The economy’s sole landmarks are the $60 billion CPEC projects in energy, infrastructure and industrialization. Nonetheless, owing to a precarious geopolitical situation and especially bad-blood with Afghanistan and India, Pakistan has not been able to reap in dividends of geo-economics to this day. The glorified SIFC, Saindak, Reko Diq and Gwadar Port are mere footnotes of our economy, as none have been able to take off as game-changers. Pakistan today sits fingers crossed hoping to attract mega-ticket projects and prosperous foreign investment. It, however, consoles itself with remittances that will touch the $40 billion mark this year-end. The Sword of Damocles, however, will keep on hanging as job markets hit uncertainty in the Middle East, and expatriates are discriminated against at home for their political leaning.
What’s next? How could this pestering uncertainty be overcome? The answer is simple: the economy has to be managed at home, and not on Zoom sessions and in person at Washington or Manila. Until and unless the elite capture is done away with, nothing will settle down for good for the sovereigns of the republic. Bangladesh and India abolished feudalism with the stroke of a pen, and here we are busy articulating land-wielding manuals for ensuring that the class warfare reigns on and, moreover, agriculture is not taxed. We have pampered industrialists who do not pay their due share of taxes, and get away with SROs and subsidies. We have multi-billion dollar wheat and sugar scams every year, and no less than the Federal Cabinet is responsible for siphoning billions. We have the ‘energy mafia’, wherein a cluster of more than 40 families are IPPs proprietors, grabbing billions per annum for their one-time investment. Likewise, exports stand literally annihilated owing to uncompetitive electricity and petroleum tariffs; whereas a culture of auxiliary import reigns on.
This reminds me of President Harry S. Truman, saying:
“No man can get rich in politics unless he is a crook”.
That is a universal truth as far as Pakistan’s political dispensation is concerned; and to act as abettors is the bureaucracy, per se. Pakistan is in the grip of a draconian elite capture, which as per World Bank estimates eats away $22 billion per year to stay afloat. The entire power and governance decorum is at their disposal, and the so-called elected strata are compromised and spineless. Pakistan’s 40th economy having reached a size of $452 billion is in dire need of a healing process. From experiments in stabilization to growth, we have come a long way. Now is the time for some genuine nation-building. It is a pity that an agrarian state is a prime grain importer and, likewise, has not been able to invent a nexus of farm and industry.

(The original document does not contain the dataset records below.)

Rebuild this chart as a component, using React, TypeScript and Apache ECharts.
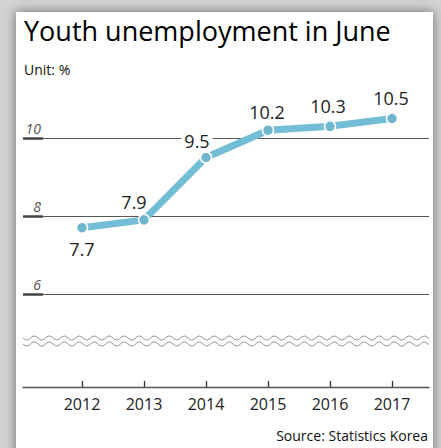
import React, { useEffect, useRef } from "react";
import * as echarts from "echarts";

const years = ["2012", "2013", "2014", "2015", "2016", "2017"];
const rates = [7.7, 7.9, 9.5, 10.2, 10.3, 10.5];
const yTicks = [6, 8, 10];

const FONT = "'Liberation Sans Narrow', 'Open Sans', sans-serif";
const TITLE_FONT = "'Open Sans', 'Noto Sans', sans-serif";

function wave(x0: number, x1: number, y: number, period: number, amp: number) {
  const pts: number[][] = [];
  for (let x = x0; x <= x1; x += 1) {
    pts.push([x, y + amp * Math.sin(((x - x0) / period) * Math.PI * 2)]);
  }
  return pts;
}

export default function App() {
  const ref = useRef<HTMLDivElement>(null);
  useEffect(() => {
    if (!ref.current) return;
    const chart = echarts.init(ref.current, undefined, { renderer: "svg" });
    const labelCfg: any[] = [
      { position: "bottom", distance: 6 },
      { position: "top", offset: [-10, 2] },
      { position: "top", offset: [-9, 4], backgroundColor: "#fff", padding: [0, 3] },
      { position: "top", offset: [-1, 2] },
      { position: "top", offset: [-2, 0] },
      { position: "top", offset: [-1, 0] },
    ];
    chart.setOption({
      animation: false,
      backgroundColor: "#d2d2d2",
      grid: [
        { left: 23, right: 12, top: 138, bottom: 154 },
        { left: 82, right: 49, top: 60, bottom: 154 },
      ],
      xAxis: [
        {
          gridIndex: 0,
          type: "value",
          min: 0,
          max: 1,
          offset: 93,
          axisLine: { show: true, lineStyle: { color: "#555", width: 1.3 } },
          axisTick: { show: false },
          axisLabel: { show: false },
          splitLine: { show: false },
        },
        {
          gridIndex: 1,
          type: "category",
          data: years,
          boundaryGap: false,
          offset: 93,
          axisLine: { show: false },
          axisTick: { show: true, inside: true, length: 6, lineStyle: { color: "#333", width: 1.3 } },
          axisLabel: { margin: 9, fontSize: 16, color: "#222", fontFamily: FONT },
          splitLine: { show: false },
        },
      ],
      yAxis: [
        {
          gridIndex: 0,
          type: "value",
          min: yTicks[0],
          max: yTicks[yTicks.length - 1],
          interval: 2,
          axisLine: { show: false },
          axisTick: { show: true, inside: true, length: 20, lineStyle: { color: "#444", width: 2.5 } },
          axisLabel: {
            inside: true,
            align: "right",
            verticalAlign: "bottom",
            margin: 18,
            padding: [0, 0, 3, 0],
            fontSize: 14,
            fontStyle: "italic",
            color: "#555",
            fontFamily: FONT,
          },
          splitLine: { show: true, lineStyle: { color: "#555", width: 1.2 } },
        },
        {
          gridIndex: 1,
          type: "value",
          min: 6,
          max: 12,
          show: false,
          splitLine: { show: false },
        },
      ],
      graphic: [
        {
          type: "rect",
          z: -10,
          shape: { x: 16, y: 12, width: 417, height: 460 },
          style: { fill: "#fff", shadowBlur: 12, shadowColor: "rgba(0,0,0,0.5)", shadowOffsetX: 0, shadowOffsetY: 0 },
        },
        {
          type: "text",
          left: 24,
          top: 17,
          style: { text: "Youth unemployment in June", fontSize: 27, fill: "#000", fontFamily: TITLE_FONT },
        },
        {
          type: "text",
          left: 24,
          top: 62,
          style: { text: "Unit: %", fontSize: 14, fill: "#111", fontFamily: FONT },
        },
        {
          type: "text",
          right: 13,
          top: 428,
          style: { text: "Source: Statistics Korea", fontSize: 14, fill: "#111", fontFamily: FONT },
        },
        {
          type: "polyline",
          shape: { points: wave(23, 429, 338, 15, 2), smooth: 0 },
          style: { stroke: "#999", lineWidth: 1, fill: "none" },
        },
        {
          type: "polyline",
          shape: { points: wave(23, 429, 344, 15, 2), smooth: 0 },
          style: { stroke: "#999", lineWidth: 1, fill: "none" },
        },
      ],
      series: [
        {
          type: "line",
          xAxisIndex: 1,
          yAxisIndex: 1,
          data: rates.map((v, i) => ({ value: v, label: labelCfg[i] })),
          clip: false,
          symbol: "circle",
          symbolSize: 11,
          lineStyle: { color: "#74bdd6", width: 7 },
          itemStyle: { color: "#6fb6cf", borderColor: "#fff", borderWidth: 1.5 },
          label: { show: true, fontSize: 18, color: "#222", fontFamily: FONT },
          z: 5,
        },
      ],
    });
    return () => chart.dispose();
  }, []);
  return <div ref={ref} style={{ position: "fixed", left: 0, top: 0, width: 441, height: 448 }} />;
}
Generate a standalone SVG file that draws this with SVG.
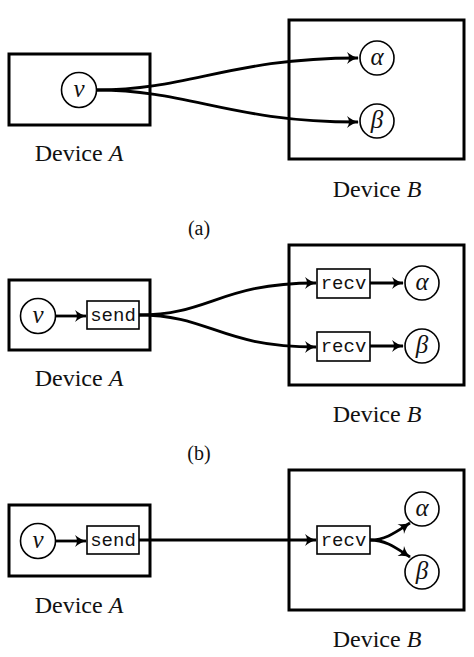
<svg xmlns="http://www.w3.org/2000/svg" width="474" height="657" viewBox="0 0 474 657">
<style>
.dev{fill:none;stroke:#000;stroke-width:3}
.node{fill:#fff;stroke:#000;stroke-width:1.6}
.box{fill:#fff;stroke:#000;stroke-width:1.6}
.lbl{font-family:'Liberation Serif','DejaVu Serif','Times New Roman',serif;font-size:24px;fill:#111;text-anchor:middle}
.cap{font-family:'Liberation Serif','DejaVu Serif',serif;font-size:20px;fill:#111;text-anchor:middle}
.greek{font-family:'Liberation Serif','DejaVu Serif',serif;font-style:italic;font-size:25px;fill:#111;text-anchor:middle}
.mono{font-family:'Liberation Mono','Courier New','DejaVu Sans Mono',monospace;font-size:19px;fill:#111;text-anchor:middle}
.edge{fill:none;stroke:#000;stroke-width:2.8;marker-end:url(#arr)}
</style>
<defs>
<marker id="arr" markerUnits="userSpaceOnUse" viewBox="-12 -7 14 14" refX="0" refY="0" markerWidth="14" markerHeight="14" orient="auto">
<path d="M-11,-6 Q-5,-1 1,0 Q-5,1 -11,6 Q-7,0 -11,-6 Z" fill="#000"/>
</marker>
</defs>
<rect width="474" height="657" fill="#fff"/>

<!-- (a) -->
<g id="a-devA">
<rect class="dev" x="9" y="54" width="141" height="71"/>
<text class="lbl" x="79" y="161">Device <tspan font-style="italic">A</tspan></text>
</g>
<g id="a-nu"><circle class="node" cx="79" cy="90" r="17.5"/><text class="greek" x="79" y="97">ν</text></g>
<g id="a-devB">
<rect class="dev" x="289" y="20" width="175" height="139"/>
<text class="lbl" x="377" y="197">Device <tspan font-style="italic">B</tspan></text>
</g>
<g id="a-alpha"><circle class="node" cx="377" cy="58" r="17"/><text class="greek" x="377" y="65">α</text></g>
<g id="a-beta"><circle class="node" cx="377" cy="121" r="17"/><text class="greek" x="377" y="128">β</text></g>
<text class="cap" x="199" y="235">(a)</text>

<!-- (b) -->
<g id="b-devA">
<rect class="dev" x="9" y="280" width="141" height="70"/>
<text class="lbl" x="79" y="386">Device <tspan font-style="italic">A</tspan></text>
</g>
<g id="b-nu"><circle class="node" cx="38" cy="316" r="17.5"/><text class="greek" x="38" y="323">ν</text></g>
<g id="b-send"><rect class="box" x="87" y="301" width="52" height="28"/><text class="mono" x="113" y="321">send</text></g>
<g id="b-devB">
<rect class="dev" x="289" y="245" width="175" height="140"/>
<text class="lbl" x="377" y="422">Device <tspan font-style="italic">B</tspan></text>
</g>
<g id="b-recv1"><rect class="box" x="317" y="269" width="53" height="29"/><text class="mono" x="343.5" y="289">recv</text></g>
<g id="b-recv2"><rect class="box" x="317" y="332" width="53" height="29"/><text class="mono" x="343.5" y="352">recv</text></g>
<g id="b-alpha"><circle class="node" cx="422" cy="283" r="17"/><text class="greek" x="422" y="290">α</text></g>
<g id="b-beta"><circle class="node" cx="422" cy="346" r="17"/><text class="greek" x="422" y="353">β</text></g>
<text class="cap" x="199" y="460">(b)</text>

<!-- (c) -->
<g id="c-devA">
<rect class="dev" x="9" y="505" width="141" height="71"/>
<text class="lbl" x="79" y="613">Device <tspan font-style="italic">A</tspan></text>
</g>
<g id="c-nu"><circle class="node" cx="38" cy="541" r="17.5"/><text class="greek" x="38" y="548">ν</text></g>
<g id="c-send"><rect class="box" x="87" y="526" width="52" height="28"/><text class="mono" x="113" y="546">send</text></g>
<g id="c-devB">
<rect class="dev" x="289" y="470" width="175" height="140"/>
<text class="lbl" x="377" y="647">Device <tspan font-style="italic">B</tspan></text>
</g>
<g id="c-recv"><rect class="box" x="317" y="526" width="53" height="28"/><text class="mono" x="343.5" y="546">recv</text></g>
<g id="c-alpha"><circle class="node" cx="422" cy="509" r="17"/><text class="greek" x="422" y="516">α</text></g>
<g id="c-beta"><circle class="node" cx="422" cy="572" r="17"/><text class="greek" x="422" y="579">β</text></g>

<g id="connectors">
<path class="edge" d="M97,90 C190,90 230,58 358,58"/>
<path class="edge" d="M97,90 C190,90 230,122 358,122"/>
<path class="edge" d="M56,316 L86,316"/>
<path class="edge" d="M139,315 C210,315 220,283 316,283"/>
<path class="edge" d="M139,315 C210,315 220,347 316,347"/>
<path class="edge" d="M370,283 L403,283"/>
<path class="edge" d="M370,346 L403,346"/>
<path class="edge" d="M56,541 L86,541"/>
<path class="edge" d="M139,540 L316,540"/>
<path class="edge" d="M370,540 C386,540 396,532 410,523"/>
<path class="edge" d="M370,540 C386,540 396,548 410,557"/>
</g>
</svg>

With minerals worth trillions of dollars beneath its sovereign surface, it is still busy tuning a workable modus operandi for extraction, and has fallen flat at the hands of arbitrary litigations. Last but not least, it has a rotten and corrupt revenue generation machinery that relies on taxing the salaried class (more than Rs500bn per annum) and an insane petroleum levy target of Rs.1.7 trillion for the upcoming year.
This lopsided paradigm must change for good, if the common man has to heave a sigh of relief. Scrapping of elite capture, feudalism and tax-evasion mafia is a must, if we have to survive. Wealth generation is the way to go, and the least that is required is to start believing in ourselves. The economy stupid has to be in sagacious hands and not with the book-keepers and gate-crashers.